__AIM__: Retype each line of the material exactly, please, skipping any picture in it.

┌─ MATERIAL PROVIDED

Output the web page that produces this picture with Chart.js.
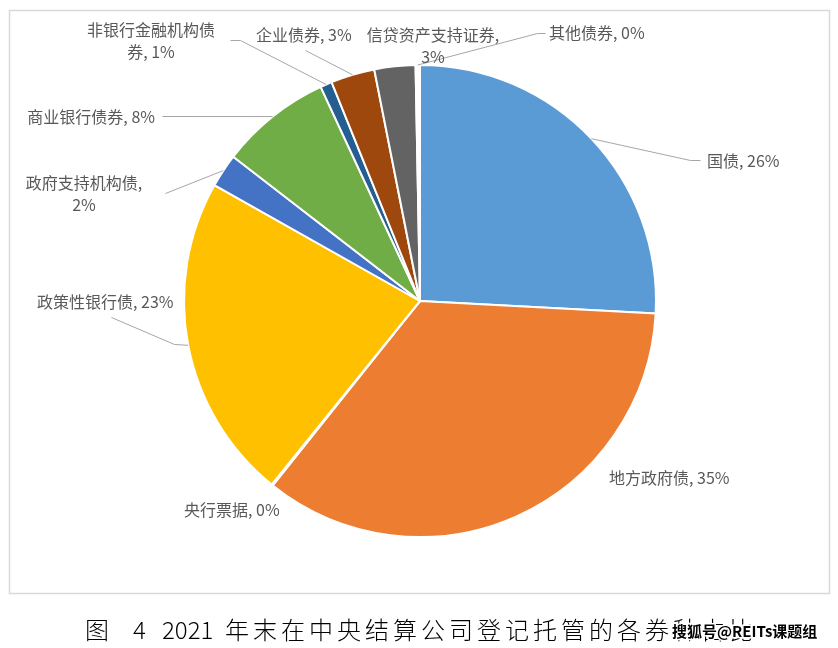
<!DOCTYPE html>
<html><head><meta charset="utf-8">
<script src="https://cdn.jsdelivr.net/npm/chart.js@4/dist/chart.umd.min.js"></script>
<style>html,body{margin:0;padding:0;background:#fff}#wrap{width:838px;height:648px;position:relative}</style>
</head><body><div id="wrap"><canvas id="c" width="838" height="648"></canvas></div>
<script>
// ---- data ----
const categories = ['国债','地方政府债','央行票据','政策性银行债','政府支持机构债','商业银行债券','非银行金融机构债券','企业债券','信贷资产支持证券','其他债券'];
const shares = [25.8, 34.8, 0.1, 22.3, 2.3, 7.6, 0.8, 3.0, 2.8, 0.3];
const percentLabels = ['26%','35%','0%','23%','2%','8%','1%','3%','3%','0%'];
const sliceColors = ['#5B9BD5','#ED7D31','#A5A5A5','#FFC000','#4472C4','#70AD47','#255E91','#9E480E','#636363','#FFFFFF'];
const titleParts = ['图','4','2021','年末在中央结算公司登记托管的各券种占比'];
const watermarkText = '搜狐号@REITs课题组';

// ---- layout (positions only) ----
const titleX = [85, 133, 162, 225];
const labelLayout = [
  {x:707, y:161, align:'left',  split:0, leader:[[690,160],[700,160]]},
  {x:609, y:478, align:'left',  split:0, leader:null},
  {x:184, y:510, align:'left',  split:0, leader:null},
  {x:37,  y:302, align:'left',  split:0, leader:[[174,344],[111,317]]},
  {x:84,  y:183, align:'center',split:8, leader:[[165,193]]},
  {x:155, y:117, align:'right', split:0, leader:[[162,116]]},
  {x:151, y:30,  align:'center',split:8, leader:[[240,40],[230,40]]},
  {x:256, y:35,  align:'left',  split:0, leader:[[305,50]]},
  {x:433, y:35,  align:'center',split:9, leader:null},
  {x:549, y:33,  align:'left',  split:0, leader:[[537,33],[545,33]]}
];

const LABEL_FONT = '16px "Noto Sans CJK SC", "Noto Sans", sans-serif';

const decor = {
  id:'decor',
  beforeDraw(chart){
    const ctx = chart.ctx;
    ctx.save();
    ctx.strokeStyle = '#D9D9D9';
    ctx.lineWidth = 1.5;
    ctx.strokeRect(9.5, 10.5, 820, 583);
    ctx.restore();
  },
  afterDraw(chart){
    const ctx = chart.ctx;
    const meta = chart.getDatasetMeta(0);
    ctx.save();
    // leader lines
    ctx.strokeStyle = '#A6A6A6';
    ctx.lineWidth = 1;
    labelLayout.forEach((L,i)=>{
      if(!L.leader) return;
      const a = meta.data[i];
      const mid = (a.startAngle + a.endAngle)/2;
      const px = a.x + Math.cos(mid)*a.outerRadius;
      const py = a.y + Math.sin(mid)*a.outerRadius;
      ctx.beginPath();
      ctx.moveTo(px,py);
      L.leader.forEach(p=>ctx.lineTo(p[0]+0.5,p[1]+0.5));
      ctx.stroke();
    });
    // labels
    ctx.font = LABEL_FONT;
    ctx.fillStyle = '#595959';
    ctx.textBaseline = 'middle';
    labelLayout.forEach((L,i)=>{
      const full = categories[i] + ', ' + percentLabels[i];
      const lines = L.split ? [full.slice(0,L.split).trim(), full.slice(L.split).trim()] : [full];
      ctx.textAlign = L.align;
      lines.forEach((t,k)=>ctx.fillText(t, L.x, L.y + k*22));
    });
    // title
    ctx.font = '300 24px "Noto Sans CJK SC", serif';
    ctx.fillStyle = '#000';
    ctx.textAlign = 'left';
    titleParts.forEach((t,k)=>{
      ctx.letterSpacing = (k === 3) ? '4px' : '0px';
      ctx.fillText(t, titleX[k], 630);
    });
    // watermark
    ctx.letterSpacing = '0px';
    ctx.font = 'bold 15px "Noto Sans CJK SC", sans-serif';
    ctx.lineWidth = 3;
    ctx.strokeStyle = '#fff';
    ctx.strokeText(watermarkText, 672, 631);
    ctx.fillStyle = '#000';
    ctx.fillText(watermarkText, 672, 631);
    ctx.restore();
  }
};

new Chart(document.getElementById('c'), {
  type:'pie',
  data:{
    labels: categories,
    datasets:[{data: shares, backgroundColor: sliceColors, borderColor:'#FFFFFF', borderWidth:2}]
  },
  options:{
    responsive:false,
    animation:false,
    layout:{padding:{left:150, right:148, top:64, bottom:110}},
    plugins:{legend:{display:false}, tooltip:{enabled:false}}
  },
  plugins:[decor]
});
</script>
</body></html>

└─

__TASK RESPONSE__:
Output the web page that produces this picture with Chart.js.
<!DOCTYPE html>
<html><head><meta charset="utf-8">
<script src="https://cdn.jsdelivr.net/npm/chart.js@4/dist/chart.umd.min.js"></script>
<style>html,body{margin:0;padding:0;background:#fff}#wrap{width:838px;height:648px;position:relative}</style>
</head><body><div id="wrap"><canvas id="c" width="838" height="648"></canvas></div>
<script>
// ---- data ----
const categories = ['国债','地方政府债','央行票据','政策性银行债','政府支持机构债','商业银行债券','非银行金融机构债券','企业债券','信贷资产支持证券','其他债券'];
const shares = [25.8, 34.8, 0.1, 22.3, 2.3, 7.6, 0.8, 3.0, 2.8, 0.3];
const percentLabels = ['26%','35%','0%','23%','2%','8%','1%','3%','3%','0%'];
const sliceColors = ['#5B9BD5','#ED7D31','#A5A5A5','#FFC000','#4472C4','#70AD47','#255E91','#9E480E','#636363','#FFFFFF'];
const titleParts = ['图','4','2021','年末在中央结算公司登记托管的各券种占比'];
const watermarkText = '搜狐号@REITs课题组';

// ---- layout (positions only) ----
const titleX = [85, 133, 162, 225];
const labelLayout = [
  {x:707, y:161, align:'left',  split:0, leader:[[690,160],[700,160]]},
  {x:609, y:478, align:'left',  split:0, leader:null},
  {x:184, y:510, align:'left',  split:0, leader:null},
  {x:37,  y:302, align:'left',  split:0, leader:[[174,344],[111,317]]},
  {x:84,  y:183, align:'center',split:8, leader:[[165,193]]},
  {x:155, y:117, align:'right', split:0, leader:[[162,116]]},
  {x:151, y:30,  align:'center',split:8, leader:[[240,40],[230,40]]},
  {x:256, y:35,  align:'left',  split:0, leader:[[305,50]]},
  {x:433, y:35,  align:'center',split:9, leader:null},
  {x:549, y:33,  align:'left',  split:0, leader:[[537,33],[545,33]]}
];

const LABEL_FONT = '16px "Noto Sans CJK SC", "Noto Sans", sans-serif';

const decor = {
  id:'decor',
  beforeDraw(chart){
    const ctx = chart.ctx;
    ctx.save();
    ctx.strokeStyle = '#D9D9D9';
    ctx.lineWidth = 1.5;
    ctx.strokeRect(9.5, 10.5, 820, 583);
    ctx.restore();
  },
  afterDraw(chart){
    const ctx = chart.ctx;
    const meta = chart.getDatasetMeta(0);
    ctx.save();
    // leader lines
    ctx.strokeStyle = '#A6A6A6';
    ctx.lineWidth = 1;
    labelLayout.forEach((L,i)=>{
      if(!L.leader) return;
      const a = meta.data[i];
      const mid = (a.startAngle + a.endAngle)/2;
      const px = a.x + Math.cos(mid)*a.outerRadius;
      const py = a.y + Math.sin(mid)*a.outerRadius;
      ctx.beginPath();
      ctx.moveTo(px,py);
      L.leader.forEach(p=>ctx.lineTo(p[0]+0.5,p[1]+0.5));
      ctx.stroke();
    });
    // labels
    ctx.font = LABEL_FONT;
    ctx.fillStyle = '#595959';
    ctx.textBaseline = 'middle';
    labelLayout.forEach((L,i)=>{
      const full = categories[i] + ', ' + percentLabels[i];
      const lines = L.split ? [full.slice(0,L.split).trim(), full.slice(L.split).trim()] : [full];
      ctx.textAlign = L.align;
      lines.forEach((t,k)=>ctx.fillText(t, L.x, L.y + k*22));
    });
    // title
    ctx.font = '300 24px "Noto Sans CJK SC", serif';
    ctx.fillStyle = '#000';
    ctx.textAlign = 'left';
    titleParts.forEach((t,k)=>{
      ctx.letterSpacing = (k === 3) ? '4px' : '0px';
      ctx.fillText(t, titleX[k], 630);
    });
    // watermark
    ctx.letterSpacing = '0px';
    ctx.font = 'bold 15px "Noto Sans CJK SC", sans-serif';
    ctx.lineWidth = 3;
    ctx.strokeStyle = '#fff';
    ctx.strokeText(watermarkText, 672, 631);
    ctx.fillStyle = '#000';
    ctx.fillText(watermarkText, 672, 631);
    ctx.restore();
  }
};

new Chart(document.getElementById('c'), {
  type:'pie',
  data:{
    labels: categories,
    datasets:[{data: shares, backgroundColor: sliceColors, borderColor:'#FFFFFF', borderWidth:2}]
  },
  options:{
    responsive:false,
    animation:false,
    layout:{padding:{left:150, right:148, top:64, bottom:110}},
    plugins:{legend:{display:false}, tooltip:{enabled:false}}
  },
  plugins:[decor]
});
</script>
</body></html>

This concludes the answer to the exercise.